A parent, partner, or boss bleats the wrong number. Here the dream dramatizes external locus of control—you can’t rest because you’ve loaned the tally sheet to the world. Reclaim authorship of your own bedtime story.

Infinite Fence, Infinite Sheep

The horizon swells with an endless flock. Existential vertigo replaces arithmetic. This is the purest symbol of cosmic overwhelm—tasks, timelines, climate dread, all conflated into one un-closeable ledger. The psyche begs: close the books, not the eyes.

Biblical & Spiritual Meaning

Scripture seldom numbers sheep for sport; shepherds count to account for, not to tranquilize. Jacob, Moses, and David all kept flocks, yet their stories pivot on trusting providence while remaining vigilant. When your dream count fails, spirit whispers: “Be still and know” beats arithmetic every time.

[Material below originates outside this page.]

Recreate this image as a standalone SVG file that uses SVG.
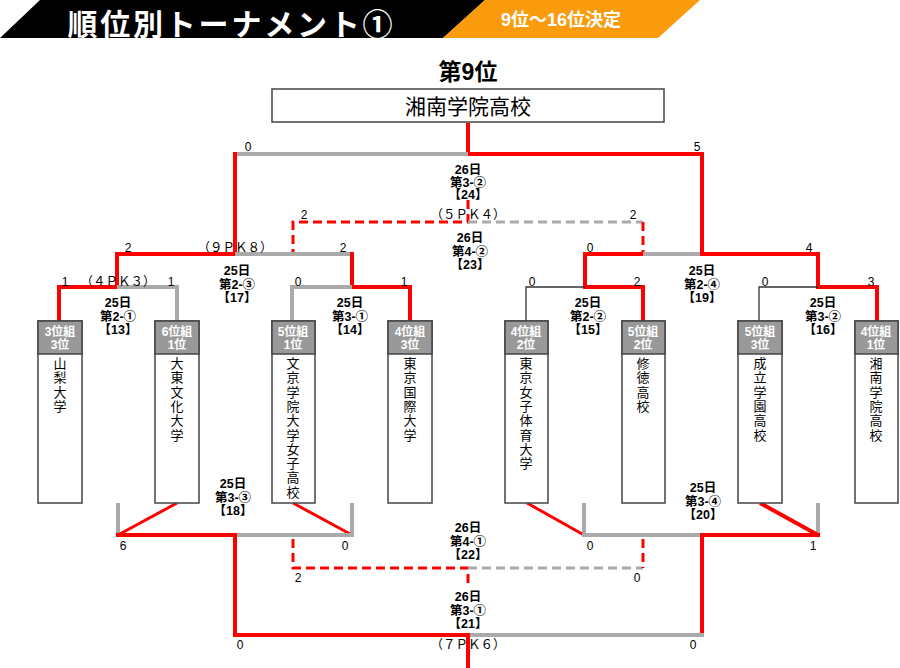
<svg xmlns="http://www.w3.org/2000/svg" width="900" height="668" viewBox="0 0 900 668">
<style>
.r{stroke:#ff0000;stroke-width:4;fill:none}
.rt{stroke:#ff0000;stroke-width:3;fill:none}
.g{stroke:#aaaaaa;stroke-width:4;fill:none}
.k{stroke:#333333;stroke-width:1.3;fill:none}
.rd{stroke:#ff0000;stroke-width:3;fill:none;stroke-dasharray:9 5}
.gd{stroke:#aaaaaa;stroke-width:3;fill:none;stroke-dasharray:9 5}
.box{fill:#ffffff;stroke:#444444;stroke-width:1.5}
.hd{fill:#999999;stroke:#444444;stroke-width:1.5}
.ht{font-family:"Liberation Sans","Noto Sans CJK JP",sans-serif;font-size:12px;font-weight:bold;fill:#ffffff;text-anchor:middle}
.nm{font-family:"Liberation Sans","Noto Sans CJK JP",sans-serif;font-size:13px;fill:#000;text-anchor:middle}
.ml{font-family:"Liberation Sans","Noto Sans CJK JP",sans-serif;font-size:12.5px;font-weight:bold;fill:#000;text-anchor:middle}
.sc{font-family:"Liberation Sans",Arial,sans-serif;font-size:12px;fill:#000;text-anchor:middle}
.pk{font-family:"Liberation Sans","Noto Sans CJK JP",sans-serif;font-size:12.5px;fill:#000;text-anchor:middle}
</style>
<g id="header">
<polygon points="40,0 485,0 443,38 0,38" fill="#000000"/>
<polygon points="485,0 700,0 658,38 443,38" fill="#f99b0c"/>
<text x="230" y="35" font-family="Liberation Sans,Noto Sans CJK JP,sans-serif" font-size="30" font-weight="bold" fill="#ffffff" text-anchor="middle" textLength="325" lengthAdjust="spacing">順位別トーナメント①</text>
<text x="561" y="26" font-family="Liberation Sans,Noto Sans CJK JP,sans-serif" font-size="18" font-weight="bold" fill="#ffffff" text-anchor="middle">9位～16位決定</text>
</g>
<g id="winner">
<text x="468" y="80" font-family="Liberation Sans,Noto Sans CJK JP,sans-serif" font-size="23" font-weight="bold" fill="#000" text-anchor="middle">第9位</text>
<rect x="272" y="89" width="392" height="33" fill="#ffffff" stroke="#444444" stroke-width="1.5"/>
<text x="468" y="114" font-family="Liberation Sans,Noto Sans CJK JP,sans-serif" font-size="21" fill="#000" text-anchor="middle">湘南学院高校</text>
</g>
<g id="connectors">
<polyline class="r" points="468,123 468,154 702,154 702,254"/>
<line class="g" x1="235" y1="154" x2="468" y2="154"/>
<line class="r" x1="235" y1="152" x2="235" y2="254"/>
<polyline class="rd" points="468,200 468,222 293,222 293,254"/>
<line class="gd" x1="468" y1="222" x2="643" y2="222"/>
<line class="rd" x1="643" y1="222" x2="643" y2="254"/>
<polyline class="r" points="117,289 117,254 237,254"/>
<line class="g" x1="235" y1="254" x2="352" y2="254"/>
<polyline class="r" points="352,252 352,287 410,287 410,321"/>
<polyline class="r" points="59,321 59,287 119,287"/>
<polyline class="g" points="117,287 177,287 177,321"/>
<polyline class="g" points="292,321 292,287 352,287"/>
<line class="r" x1="585" y1="254" x2="643" y2="254"/>
<line class="g" x1="643" y1="254" x2="702" y2="254"/>
<polyline class="r" points="700,254 818,254 818,287 877,287 877,321"/>
<polyline class="r" points="585,252 585,287 643,287 643,321"/>
<polyline class="k" points="585,287 526,287 526,321"/>
<polyline class="k" points="818,287 759,287 759,321"/>
<line class="g" x1="118" y1="503" x2="118" y2="535"/>
<line class="g" x1="352" y1="503" x2="352" y2="537"/>
<line class="rt" x1="177" y1="503" x2="118" y2="535"/>
<line class="rt" x1="293" y1="503" x2="352" y2="535"/>
<line class="g" x1="235" y1="535" x2="354" y2="535"/>
<polyline class="r" points="116,535 235,535 235,635 470,635"/>
<line class="g" x1="584" y1="503" x2="584" y2="537"/>
<line class="g" x1="818" y1="503" x2="818" y2="533"/>
<line class="rt" x1="527" y1="503" x2="584" y2="535"/>
<line class="r" x1="760" y1="503" x2="818" y2="535"/>
<line class="g" x1="582" y1="535" x2="702" y2="535"/>
<polyline class="r" points="820,535 702,535 702,637"/>
<line class="g" x1="468" y1="635" x2="704" y2="635"/>
<line class="r" x1="468" y1="633" x2="468" y2="668"/>
<polyline class="rd" points="293,539 293,568 468,568 468,586"/>
<line class="gd" x1="468" y1="568" x2="643" y2="568"/>
<line class="rd" x1="643" y1="539" x2="643" y2="568"/>
</g>
<g id="labels">
<text class="sc" x="248" y="151">0</text>
<text class="sc" x="697" y="151">5</text>
<text class="ml"><tspan x="468" y="174">26日</tspan><tspan x="468" dy="12.5">第3-②</tspan><tspan x="468" dy="12.5">【24】</tspan></text>
<text class="sc" x="304" y="219">2</text>
<text class="pk" x="468" y="219">（５ＰＫ４）</text>
<text class="sc" x="633" y="219">2</text>
<text class="ml"><tspan x="470" y="242">26日</tspan><tspan x="470" dy="13.5">第4-②</tspan><tspan x="470" dy="13.5">【23】</tspan></text>
<text class="sc" x="128" y="252">2</text>
<text class="pk" x="235" y="252">（９ＰＫ８）</text>
<text class="sc" x="343" y="252">2</text>
<text class="sc" x="590" y="252">0</text>
<text class="sc" x="809" y="252">4</text>
<text class="ml"><tspan x="237" y="275">25日</tspan><tspan x="237" dy="13.5">第2-③</tspan><tspan x="237" dy="13.5">【17】</tspan></text>
<text class="ml"><tspan x="702" y="275">25日</tspan><tspan x="702" dy="13.5">第2-④</tspan><tspan x="702" dy="13.5">【19】</tspan></text>
<text class="sc" x="65" y="286">1</text>
<text class="pk" x="118" y="286">（４ＰＫ３）</text>
<text class="sc" x="171" y="286">1</text>
<text class="sc" x="298" y="286">0</text>
<text class="sc" x="404" y="286">1</text>
<text class="sc" x="532" y="286">0</text>
<text class="sc" x="637" y="286">2</text>
<text class="sc" x="765" y="286">0</text>
<text class="sc" x="871" y="286">3</text>
<text class="ml"><tspan x="118" y="307">25日</tspan><tspan x="118" dy="13.5">第2-①</tspan><tspan x="118" dy="13.5">【13】</tspan></text>
<text class="ml"><tspan x="350" y="307">25日</tspan><tspan x="350" dy="13.5">第3-①</tspan><tspan x="350" dy="13.5">【14】</tspan></text>
<text class="ml"><tspan x="588" y="307">25日</tspan><tspan x="588" dy="13.5">第2-②</tspan><tspan x="588" dy="13.5">【15】</tspan></text>
<text class="ml"><tspan x="823" y="307">25日</tspan><tspan x="823" dy="13.5">第3-②</tspan><tspan x="823" dy="13.5">【16】</tspan></text>
<text class="ml"><tspan x="233" y="488">25日</tspan><tspan x="233" dy="13.5">第3-③</tspan><tspan x="233" dy="13.5">【18】</tspan></text>
<text class="ml"><tspan x="703" y="492">25日</tspan><tspan x="703" dy="13.5">第3-④</tspan><tspan x="703" dy="13.5">【20】</tspan></text>
<text class="sc" x="123" y="550">6</text>
<text class="sc" x="345" y="550">0</text>
<text class="sc" x="590" y="550">0</text>
<text class="sc" x="813" y="550">1</text>
<text class="ml"><tspan x="468" y="532">26日</tspan><tspan x="468" dy="13.5">第4-①</tspan><tspan x="468" dy="13.5">【22】</tspan></text>
<text class="sc" x="298" y="582">2</text>
<text class="sc" x="637" y="582">0</text>
<text class="ml"><tspan x="468" y="601">26日</tspan><tspan x="468" dy="13.5">第3-①</tspan><tspan x="468" dy="13.5">【21】</tspan></text>
<text class="sc" x="240" y="649">0</text>
<text class="pk" x="468" y="649">（７ＰＫ６）</text>
<text class="sc" x="693" y="649">0</text>
</g>
<g id="team1">
<rect class="box" x="38" y="321" width="44" height="182"/>
<rect class="hd" x="38" y="321" width="44" height="33"/>
<text class="ht"><tspan x="60" y="336">3位組</tspan><tspan x="60" dy="13">3位</tspan></text>
<text class="nm"><tspan x="60" y="368">山</tspan><tspan x="60" dy="14.3">梨</tspan><tspan x="60" dy="14.3">大</tspan><tspan x="60" dy="14.3">学</tspan></text>
</g>
<g id="team2">
<rect class="box" x="155" y="321" width="44" height="182"/>
<rect class="hd" x="155" y="321" width="44" height="33"/>
<text class="ht"><tspan x="177" y="336">6位組</tspan><tspan x="177" dy="13">1位</tspan></text>
<text class="nm"><tspan x="177" y="368">大</tspan><tspan x="177" dy="14.3">東</tspan><tspan x="177" dy="14.3">文</tspan><tspan x="177" dy="14.3">化</tspan><tspan x="177" dy="14.3">大</tspan><tspan x="177" dy="14.3">学</tspan></text>
</g>
<g id="team3">
<rect class="box" x="272" y="321" width="43" height="182"/>
<rect class="hd" x="272" y="321" width="43" height="33"/>
<text class="ht"><tspan x="293" y="336">5位組</tspan><tspan x="293" dy="13">1位</tspan></text>
<text class="nm"><tspan x="293" y="368">文</tspan><tspan x="293" dy="14.3">京</tspan><tspan x="293" dy="14.3">学</tspan><tspan x="293" dy="14.3">院</tspan><tspan x="293" dy="14.3">大</tspan><tspan x="293" dy="14.3">学</tspan><tspan x="293" dy="14.3">女</tspan><tspan x="293" dy="14.3">子</tspan><tspan x="293" dy="14.3">高</tspan><tspan x="293" dy="14.3">校</tspan></text>
</g>
<g id="team4">
<rect class="box" x="388" y="321" width="44" height="182"/>
<rect class="hd" x="388" y="321" width="44" height="33"/>
<text class="ht"><tspan x="410" y="336">4位組</tspan><tspan x="410" dy="13">3位</tspan></text>
<text class="nm"><tspan x="410" y="368">東</tspan><tspan x="410" dy="14.3">京</tspan><tspan x="410" dy="14.3">国</tspan><tspan x="410" dy="14.3">際</tspan><tspan x="410" dy="14.3">大</tspan><tspan x="410" dy="14.3">学</tspan></text>
</g>
<g id="team5">
<rect class="box" x="505" y="321" width="43" height="182"/>
<rect class="hd" x="505" y="321" width="43" height="33"/>
<text class="ht"><tspan x="526" y="336">4位組</tspan><tspan x="526" dy="13">2位</tspan></text>
<text class="nm"><tspan x="526" y="368">東</tspan><tspan x="526" dy="14.3">京</tspan><tspan x="526" dy="14.3">女</tspan><tspan x="526" dy="14.3">子</tspan><tspan x="526" dy="14.3">体</tspan><tspan x="526" dy="14.3">育</tspan><tspan x="526" dy="14.3">大</tspan><tspan x="526" dy="14.3">学</tspan></text>
</g>
<g id="team6">
<rect class="box" x="622" y="321" width="43" height="182"/>
<rect class="hd" x="622" y="321" width="43" height="33"/>
<text class="ht"><tspan x="643" y="336">5位組</tspan><tspan x="643" dy="13">2位</tspan></text>
<text class="nm"><tspan x="643" y="368">修</tspan><tspan x="643" dy="14.3">徳</tspan><tspan x="643" dy="14.3">高</tspan><tspan x="643" dy="14.3">校</tspan></text>
</g>
<g id="team7">
<rect class="box" x="738" y="321" width="44" height="182"/>
<rect class="hd" x="738" y="321" width="44" height="33"/>
<text class="ht"><tspan x="760" y="336">5位組</tspan><tspan x="760" dy="13">3位</tspan></text>
<text class="nm"><tspan x="760" y="368">成</tspan><tspan x="760" dy="14.3">立</tspan><tspan x="760" dy="14.3">学</tspan><tspan x="760" dy="14.3">園</tspan><tspan x="760" dy="14.3">高</tspan><tspan x="760" dy="14.3">校</tspan></text>
</g>
<g id="team8">
<rect class="box" x="855" y="321" width="43" height="182"/>
<rect class="hd" x="855" y="321" width="43" height="33"/>
<text class="ht"><tspan x="876" y="336">4位組</tspan><tspan x="876" dy="13">1位</tspan></text>
<text class="nm"><tspan x="876" y="368">湘</tspan><tspan x="876" dy="14.3">南</tspan><tspan x="876" dy="14.3">学</tspan><tspan x="876" dy="14.3">院</tspan><tspan x="876" dy="14.3">高</tspan><tspan x="876" dy="14.3">校</tspan></text>
</g>
</svg>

Mystically, unfinished counting is a protective aporia—a sacred gap where divine exhaustion can enter and reset the soul.

Psychological Analysis (Jungian & Freudian)

Jung: The sheep are shadow aspects—gentle, conformist energies your persona disdains. By quantifying them you try to drag the collective unconscious into ego-math, an impossible reduction. The never-ending stream compensates, insisting: integration, not enumeration.

Freud: Sheepfolds double as womb-fantasies; counting is the obsessive-compulsive defense against libidinal chaos. The interrupted tally signals that repressed desire (Eros) is bleating louder than the superego’s abacus. Accept the miscount and you edge toward mature relaxation—pleasure without ledger lines.

What to Do Next?

  • Micro-surrender ritual: Lie still, purposely lose count at five. Whisper “infinity” and let the flock scatter. Notice how muscles melt when arithmetic abdicates.
  • Journal prompt: “Where in waking life do I keep double-checking things that can’t be perfectly controlled?” List three; write a permission slip to release one.
  • Reality check: Daytime, catch yourself mid-checklist. Close eyes, inhale for four, exhale for six—one breath > one sheep. Anchor surrender in daylight so it recognizes you at night.

FAQ

Why do I feel more anxious when the counting fails in the dream?

Because the dream exposes the flawed contract: “If I just control hard enough, I’ll deserve rest.” When the count breaks, the ego panics—rest feels illegal without completion. Practice letting small tasks stay intentionally unfinished during the day to retrain this reflex.

Is not finishing the count a sign of mental illness?

No. It’s a normal stress-dream exaggerating common perfectionism. Persistent nightmares paired with daytime impairment warrant professional support, but the isolated symbol itself is messengering, not pathologizing.

Can lucid-dreaming help me finish counting the sheep?

You can, but should you? Lucid completion often satisfies the ego while muffling the deeper invitation to surrender. Try remaining lucid yet dropping the count—transform the field into moonlit grass and simply watch. You’ll learn faster what the sheep wanted to give once the numbers vanished.

Summary

An unfinished sheep count is your psyche refusing to collateralize sleep for control. Drop the abacus, step through the fence, and discover that rest has been grazing beside you all along—no tally required.

From the 1901 Archives

"To dream of counting your children, and they are merry and sweet-looking, denotes that you will have no trouble in controlling them, and they will attain honorable places. To dream of counting money, you will be lucky and always able to pay your debts; but to count out money to another person, you will meet with loss of some kind. Such will be the case, also, in counting other things. If for yourself, good; if for others, usually bad luck will attend you."